What is Decision making in management?, Types of Decision making, Importance of decision making.

What is Decision making in management?

Decision making is the judgment of process by which one can choose between a number of alternative courses of action for the purpose of achieving goals. 
 
Managerial decision making is synonymous with the whole process of management. It decides what should be done? how should it be done? when and by whom should be done?

A decision may also be conceived as a conclusion that a manager has reached so as to know what he should do later on. It calls for both judgemental and imagination activity to select one from many alternatives, so decision making is an intellectual activity.

What is decision making?

Types of decision making:

There are many types of decision making. Some of the Importance types are-
  1. Programmed and non-programmed decision.
  2. Major and minor decision.
  3. Routine and strategic decision.
  4. Organizational and personal decision.
  5. Individual and group decision.
  6. Policy and operational decision.
  7. Long-term, departmental, and non-economic decision.
Let's elaborate on each type of decision making-

1. Programmed and non-programmed decision:

Programmed decisions are those, which are in accordance with some habits, rules, or procedures. Every organization has its own policies that simplify decision making.

For example, we would not worry about deciding the salary of a new employee, organization generally has established a salary scale for all positions.

Of course, programmed decisions are limiting our freedom to some extent, because organization rather than an individual decides what to do.

However, the policies, rules, and procedures by which we make decisions free us to think about other new solutions. thus help us to devote attention to other, and more important activities.

Non-programmed decisions are those that deal with unusual problems. If the problem such as it did not come up often enough cover by policy or it is so important that needs special treatment, it is taken care of by non-programmed decision.

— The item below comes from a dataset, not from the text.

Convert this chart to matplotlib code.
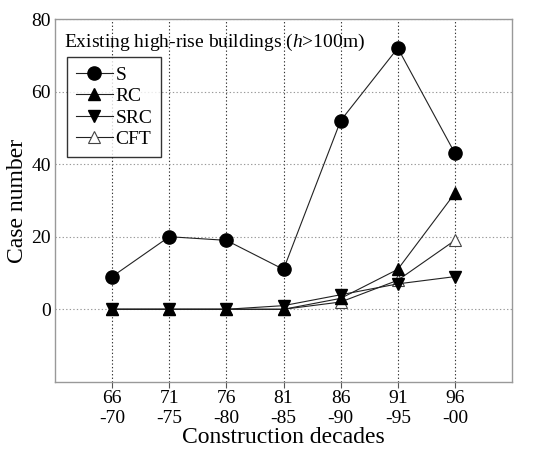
import matplotlib
matplotlib.use("Agg")
import matplotlib.pyplot as plt

plt.rcParams["font.family"] = ["Liberation Serif", "DejaVu Serif"]
plt.rcParams["mathtext.fontset"] = "custom"
plt.rcParams["mathtext.it"] = "Liberation Serif:italic"
plt.rcParams["mathtext.rm"] = "Liberation Serif"

periods = ["66\n-70", "71\n-75", "76\n-80", "81\n-85", "86\n-90", "91\n-95", "96\n-00"]
s_vals = [9, 20, 19, 11, 52, 72, 43]
rc_vals = [0, 0, 0, 0, 3, 11, 32]
src_vals = [0, 0, 0, 1, 4, 7, 9]
cft_vals = [0, 0, 0, 0, 2, 8, 19]

x = list(range(1, len(periods) + 1))

fig = plt.figure(figsize=(5.5, 4.54), dpi=100)
ax = fig.add_axes([0.1, 0.159, 0.831, 0.799])

ax.plot(x, s_vals, "-o", color="#222222", lw=0.8, ms=9.5, mfc="black", mec="black", label="S", zorder=5)
ax.plot(x, rc_vals, "-^", color="#222222", lw=0.8, ms=9, mfc="black", mec="black", label="RC", zorder=4)
ax.plot(x, src_vals, "-v", color="#222222", lw=0.8, ms=9, mfc="black", mec="black", label="SRC", zorder=4)
ax.plot(x, cft_vals, "-^", color="#222222", lw=0.8, ms=9, mfc="white", mec="#444444", mew=0.8, label="CFT", zorder=3)

ax.set_xlim(0, 8)
ax.set_ylim(-20, 80)
ax.set_xticks(x)
ax.set_xticklabels(periods, fontsize=14, linespacing=1.25)
ax.set_yticks([0, 20, 40, 60, 80])
ax.tick_params(axis="y", labelsize=14, length=0, pad=3)
ax.tick_params(axis="x", direction="out", length=4, color="#555555", pad=2)

ax.xaxis.grid(True, linestyle=(0, (1.2, 2)), color="#333333", lw=0.8)
ax.yaxis.grid(True, linestyle=(0, (1.2, 2)), color="#999999", lw=0.8)
for sp in ax.spines.values():
    sp.set_color("#999999")
    sp.set_linewidth(1.0)

ax.set_xlabel("Construction decades", fontsize=17, labelpad=0)
ax.set_ylabel("Case number", fontsize=17, labelpad=2)

ax.text(0.02, 0.935, r"Existing high-rise buildings ($\mathit{h}$>100m)", transform=ax.transAxes,
        fontsize=14, va="center", ha="left")

leg = ax.legend(loc="upper left", bbox_to_anchor=(0.026, 0.895), fontsize=14, frameon=True,
                fancybox=False, edgecolor="black", handlelength=1.9, handletextpad=0.15,
                labelspacing=0.2, borderpad=0.45, borderaxespad=0)
leg.get_frame().set_linewidth(1.0)

fig.savefig("out.png", dpi=100)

Some of non-programmed decisions are -
  • How to allocate an organization's resources.
  • What to do about failing product line.
  • How community relations should be improved will usually require non-programmed decisions.

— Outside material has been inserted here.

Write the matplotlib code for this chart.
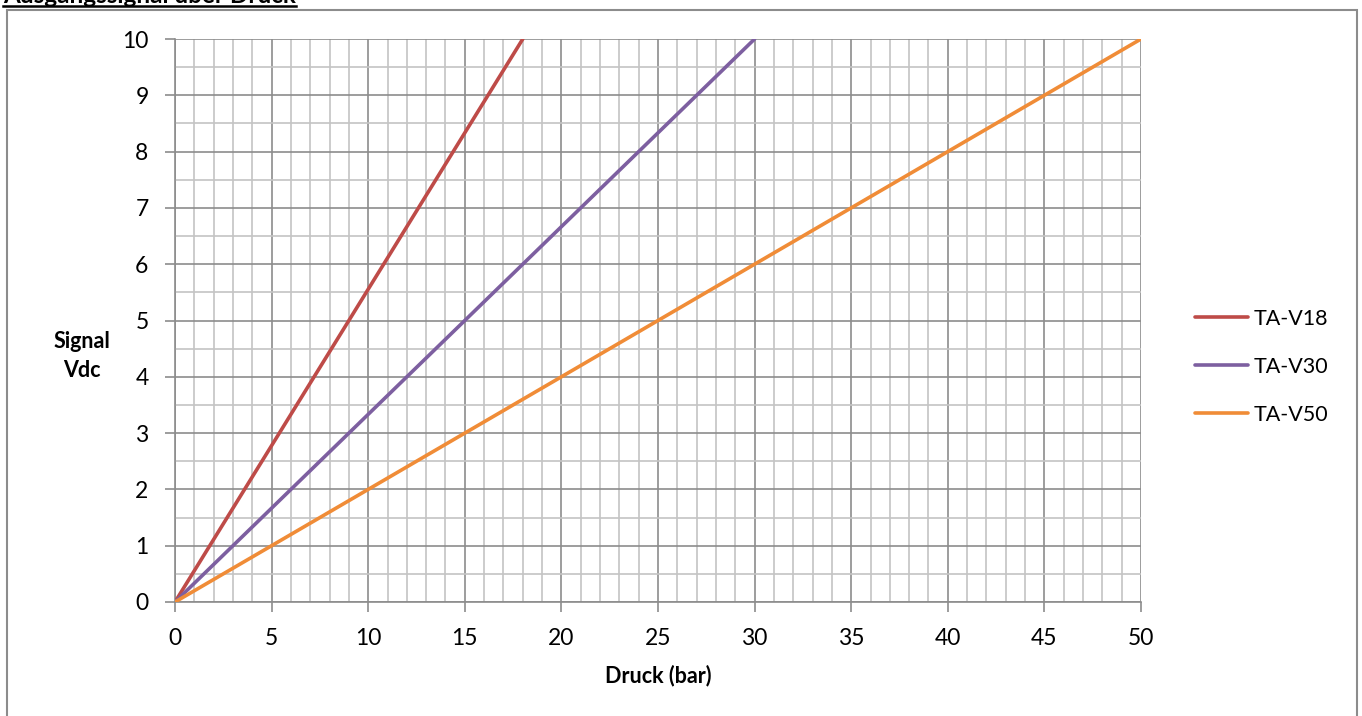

2. Major and minor decision:

Making the decision to purchase expensive equipment, such as purchasing a CNC is consider as a major decision.

The purchase of cheap equipment like a few reams of typing paper is a minor decision.

3. Routine and strategic decisions:

Routine decisions are slightly similar to the programmed decision making. Routine decisions are repetitive in nature, do not need any analysis and evaluation, are in the context of day to day operations of the enterprise, and can be made by middle management level.

Example: Sending a sample in a government investigation center.

Strategic decision is related to the policy of the organization, are taken by high levels of management, it involves a large expenditure of fund. A slight mistake in decision making is injurious to the enterprise.

Example: capital expenditure decision, decision-related to pricing, etc.

4. Organizational and Personal decision:

A manager makes organizational decisions on behalf of a company's officer. This type of decision reflects policy of the organization.

Personal decisions are the manager's individual decision, and not as a member of the organization.

5. Individual and group decision:

Individual decisions are taken by a single individual in the context of the routine decisions according to the guideline of the organization.
 
Group decisions are taken by conduct committee meetings for any specific purpose. Such deci9sions are very important for the organization. 

6. policy and operative decisions:

Policy decisions are very important, so they are taken by top management, it makes a long term impact, and mostly related to basic policies.

The operative decision related to day to day operations of the enterprise and taken by low-level management.

7. Long term departmental and non-economic decision:

Long term decisions are taken for a longer time period and risk involves is high.

Departmental decisions are taken by the departmental head, related to a particular department.

The non-economic decision is related to factors such as technical values, moral behavior, etc.


Importance of decision making:

  • It is required to supply financial, technical, and other information as input to help decision making at a higher management level for achieving maximum profit.
  • Decisions are generally made to fulfill the objectives of the organization.
  • In business, whatever the business is small or big, changes in condition take place, shifts in personal occur, unforeseen contingencies arise. Moreover just to get started, and keep them moving, decisions must be made.
  • Every aspect of the management (planning, organizing, control, etc) determine by decision making.
  • Decision making is important for all management activities. It helps to set objectives, prepare plans of action, determine organizational structure, motivate employees to be more productive, and introduce innovations.

Decision-making techniques:


 
 Type of decision making Traditional Technique  Modern Technique
 1. Programmed:
 Routine, repetitive decisions, an organization develops specific process for handling them.
 (i) Based on habit

(ii) critical routine standard operating procedure.

(iii) organization structure.
(i) Operation research, mathematical analysis, models, computer simulation.

(ii) Data processing.
 2. Non-programmed:
Non-routine, one-shot, ill-structured, novel policy decisions handled by general problem-solving process.
 (i) Judgment, intuition, and creativity.

(ii) Rule of thumb.

(iii) selection and training of executives.
 (i) Training human decision-makers.

(ii) Constructing heuristic computer Programs.